Deep Dive: How the Court Reached Its Decision
Trial Court's Dismissal of Counterclaims
The Court of Appeals of North Carolina affirmed the trial court's decision to dismiss Edwards' counterclaims on the basis that they were insufficiently pleaded. The court emphasized that under Rule 9(b) of the North Carolina Rules of Civil Procedure, claims for fraud must be stated with particularity, which Edwards failed to do. Specifically, he did not identify the individuals who made false representations, nor did he provide details about the time and place of these alleged misrepresentations. Additionally, the court noted that Edwards did not establish the necessary elements for a claim under the North Carolina Securities Act or the Unfair and Deceptive Trade Practices Act. His breach of contract claim was also dismissed because it was barred by a two-year limitation period specified in the stock purchase agreement, as he did not provide notice of any breach within that timeframe. Furthermore, the court found that the January 2002 letter from BTI was merely an offer and lacked the acceptance necessary to form a binding contract.
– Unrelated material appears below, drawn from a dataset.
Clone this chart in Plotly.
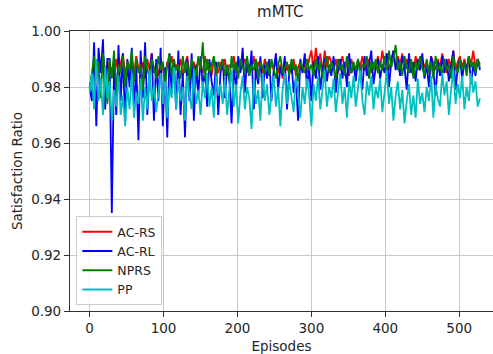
import plotly.graph_objects as go

# Values in thousandths (e.g. 985 -> 0.985), one sample every 3 episodes
episode_step = 3
ac_rs = [980, 984, 988, 983, 990, 986, 991, 984, 989, 985,
         987, 983, 990, 985, 988, 992, 984, 989, 986, 990,
         984, 991, 987, 985, 989, 983, 990, 986, 992, 985,
         988, 984, 990, 986, 983, 989, 987, 991, 985, 988,
         986, 990, 984, 988, 991, 985, 987, 989, 983, 990,
         987, 985, 991, 986, 988, 984, 990, 987, 985, 989,
         986, 990, 984, 988, 987, 991, 985, 989, 986, 988,
         990, 985, 988, 986, 991, 984, 989, 987, 985, 990,
         987, 984, 989, 986, 990, 985, 988, 983, 989, 986,
         988, 985, 990, 984, 987, 989, 986, 988, 985, 990,
         993, 986, 994, 988, 992, 985, 993, 987, 991, 989,
         986, 990, 985, 988, 991, 986, 989, 984, 990, 987,
         985, 989, 987, 991, 986, 988, 990, 985, 989, 986,
         991, 987, 993, 988, 992, 986, 990, 993, 987, 991,
         988, 992, 986, 990, 987, 989, 985, 991, 988, 986,
         990, 987, 989, 985, 991, 988, 986, 990, 987, 992,
         988, 985, 990, 987, 993, 986, 989, 991, 987, 990,
         986, 991, 988, 993, 987, 990, 988]
ac_rl = [980, 975, 996, 966, 994, 985, 997, 972, 990, 990,
         935, 988, 970, 995, 975, 992, 967, 990, 980, 994,
         972, 988, 961, 993, 976, 996, 970, 985, 992, 968,
         990, 975, 994, 966, 987, 962, 992, 978, 990, 972,
         993, 970, 985, 962, 990, 975, 992, 968, 988, 977,
         991, 980, 986, 973, 990, 982, 977, 989, 970, 985,
         990, 976, 987, 983, 967, 988, 979, 991, 985, 994,
         978, 990, 984, 993, 972, 987, 981, 991, 976, 988,
         983, 990, 975, 986, 992, 979, 987, 984, 991, 972,
         985, 989, 978, 983, 968, 990, 985, 992, 980, 987,
         975, 989, 983, 991, 979, 986, 990, 982, 988, 984,
         991, 978, 987, 990, 983, 989, 980, 992, 985, 988,
         982, 990, 986, 979, 991, 984, 988, 993, 981, 987,
         990, 983, 988, 985, 992, 980, 989, 993, 986, 990,
         984, 991, 987, 979, 992, 985, 989, 982, 990, 986,
         992, 983, 988, 980, 991, 986, 977, 989, 984, 991,
         985, 990, 982, 988, 993, 979, 987, 990, 983, 989,
         986, 991, 981, 988, 984, 990, 986]
nprs = [979, 986, 991, 983, 989, 976, 992, 985, 974, 990,
        983, 993, 978, 988, 985, 991, 980, 989, 986, 993,
        982, 990, 985, 988, 979, 991, 986, 984, 990, 987,
        983, 991, 986, 989, 980, 988, 992, 984, 990, 986,
        988, 983, 991, 985, 989, 982, 990, 987, 984, 991,
        986, 996, 983, 990, 985, 988, 991, 984, 989, 986,
        990, 984, 988, 982, 991, 986, 989, 983, 990, 987,
        985, 991, 984, 988, 986, 990, 983, 989, 987, 985,
        989, 984, 990, 986, 983, 988, 991, 985, 987, 989,
        984, 990, 986, 988, 982, 989, 987, 985, 990, 986,
        988, 984, 990, 986, 989, 983, 988, 991, 985, 989,
        987, 983, 990, 986, 988, 984, 991, 987, 985, 989,
        986, 990, 984, 988, 987, 991, 983, 989, 986, 990,
        985, 989, 986, 991, 984, 993, 987, 990, 995, 986,
        989, 984, 991, 987, 985, 990, 983, 989, 986, 991,
        987, 984, 990, 985, 989, 983, 991, 986, 988, 984,
        990, 986, 988, 983, 991, 987, 985, 990, 986, 989,
        984, 991, 987, 989, 985, 990, 987]
pp = [978, 985, 972, 990, 975, 983, 970, 987, 976, 982,
      968, 979, 973, 984, 970, 977, 966, 980, 972, 985,
      969, 978, 974, 983, 968, 980, 972, 986, 975, 981,
      971, 979, 985, 974, 982, 969, 980, 976, 987, 972,
      983, 975, 980, 968, 984, 977, 972, 986, 974, 979,
      970, 982, 976, 985, 973, 980, 969, 984, 977, 981,
      974, 983, 970, 979, 986, 973, 981, 967, 978, 984,
      972, 980, 976, 965, 983, 974, 979, 968, 985, 975,
      981, 970, 978, 984, 973, 980, 966, 979, 985, 974,
      982, 976, 971, 984, 978, 969, 980, 974, 983, 977,
      966, 981, 975, 984, 972, 979, 986, 973, 980, 976,
      983, 971, 978, 985, 974, 980, 969, 982, 976, 984,
      973, 979, 986, 975, 970, 982, 977, 984, 972, 980,
      976, 983, 971, 978, 986, 974, 980, 968, 977, 982,
      972, 979, 967, 975, 981, 970, 977, 969, 983, 974,
      978, 971, 980, 975, 984, 969, 981, 976, 973, 985,
      977, 982, 970, 979, 986, 974, 981, 976, 984, 972,
      980, 975, 985, 978, 982, 973, 976]

series_names = ["AC-RS", "AC-RL", "NPRS", "PP"]
series_values = [ac_rs, ac_rl, nprs, pp]
series_colors = ["#ff0000", "#0000ff", "#008000", "#00bfbf"]
x_ticks = [0, 100, 200, 300, 400, 500]
y_ticks = [0.90, 0.92, 0.94, 0.96, 0.98, 1.00]

fig = go.Figure()
for name, vals, col in zip(series_names, series_values, series_colors):
    xs = [i * episode_step for i in range(len(vals))]
    ys = [v / 1000 for v in vals]
    fig.add_trace(go.Scatter(x=xs, y=ys, mode="lines", name=name,
                             line=dict(color=col, width=1.8)))

font = dict(family="DejaVu Sans", size=13.5, color="#262626")
fig.update_layout(
    width=493, height=354,
    margin=dict(l=69.5, r=0, t=31, b=43),
    paper_bgcolor="white", plot_bgcolor="white",
    font=font,
    title=dict(text="mMTC", x=(69.5 + 493) / 2 / 493 - 0.002, xanchor="center",
               y=1 - 12 / 354, yanchor="middle", font=dict(size=15, color="#262626")),
    showlegend=True,
    legend=dict(x=0.015, y=0.021, xanchor="left", yanchor="bottom",
                bgcolor="rgba(255,255,255,0.8)", bordercolor="#cccccc", borderwidth=1,
                font=dict(size=12.5), itemwidth=30, tracegroupgap=0),
)
fig.update_xaxes(range=[-26.6, 545.7], tickvals=x_ticks, ticks="outside", ticklen=5,
                 tickcolor="#333", showline=True, linecolor="#333", linewidth=1.2,
                 mirror=True, showgrid=True, gridcolor="#c8c8c8", gridwidth=1,
                 zeroline=False,
                 title=dict(text="Episodes", standoff=6, font=dict(size=13.5)),
                 tickfont=dict(size=13.5))
fig.update_yaxes(range=[0.90, 1.00], tickvals=y_ticks, tickformat=".2f", ticks="outside",
                 ticklen=5, tickcolor="#333", showline=True, linecolor="#333", linewidth=1.2,
                 showgrid=True, gridcolor="#c8c8c8", gridwidth=1, zeroline=False,
                 title=dict(text="Satisfaction Ratio", standoff=5, font=dict(size=13.5)),
                 tickfont=dict(size=13.5))

fig.write_html("out.html")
Thus, the trial court's dismissal of Edwards' claims was justified as they did not meet the legal standards required for such allegations.
Denial of Motion to Amend
The Court also upheld the trial court's decision to deny Edwards' motion for leave to amend his counterclaims. The court reasoned that the trial court did not abuse its discretion in denying the amendment, as there was an undue delay in Edwards' request to amend his counterclaims. Edwards only sought to amend after BTI had filed its responsive pleading and moved to dismiss, which the court viewed as a significant delay. The court noted that Rule 15 of the North Carolina Rules of Civil Procedure allows for amendments prior to a responsive pleading, but Edwards failed to act within that timeframe. The court's examination of the record showed no declared reason for the denial, but the reasons apparent from the circumstances—such as the undue delay—sufficed to justify the trial court's decision. Therefore, the Court concluded that the trial court acted within its discretion in denying the motion to amend, affirming the dismissal of Edwards' counterclaims.
Conclusion
In conclusion, the Court of Appeals of North Carolina found that the trial court appropriately dismissed Edwards' counterclaims due to his failure to plead with the required specificity and because many claims were barred by contractual limitations. The court emphasized the necessity of particularity in fraud claims and the importance of meeting statutory requirements for claims under the North Carolina Securities Act and the Unfair and Deceptive Trade Practices Act. Additionally, it affirmed the trial court's denial of Edwards' motion to amend his counterclaims, highlighting the significance of timely motions in litigation. The rulings served to reinforce the standards for pleading in civil cases and the procedural rules governing amendments, ultimately upholding the integrity of the judicial process in resolving disputes.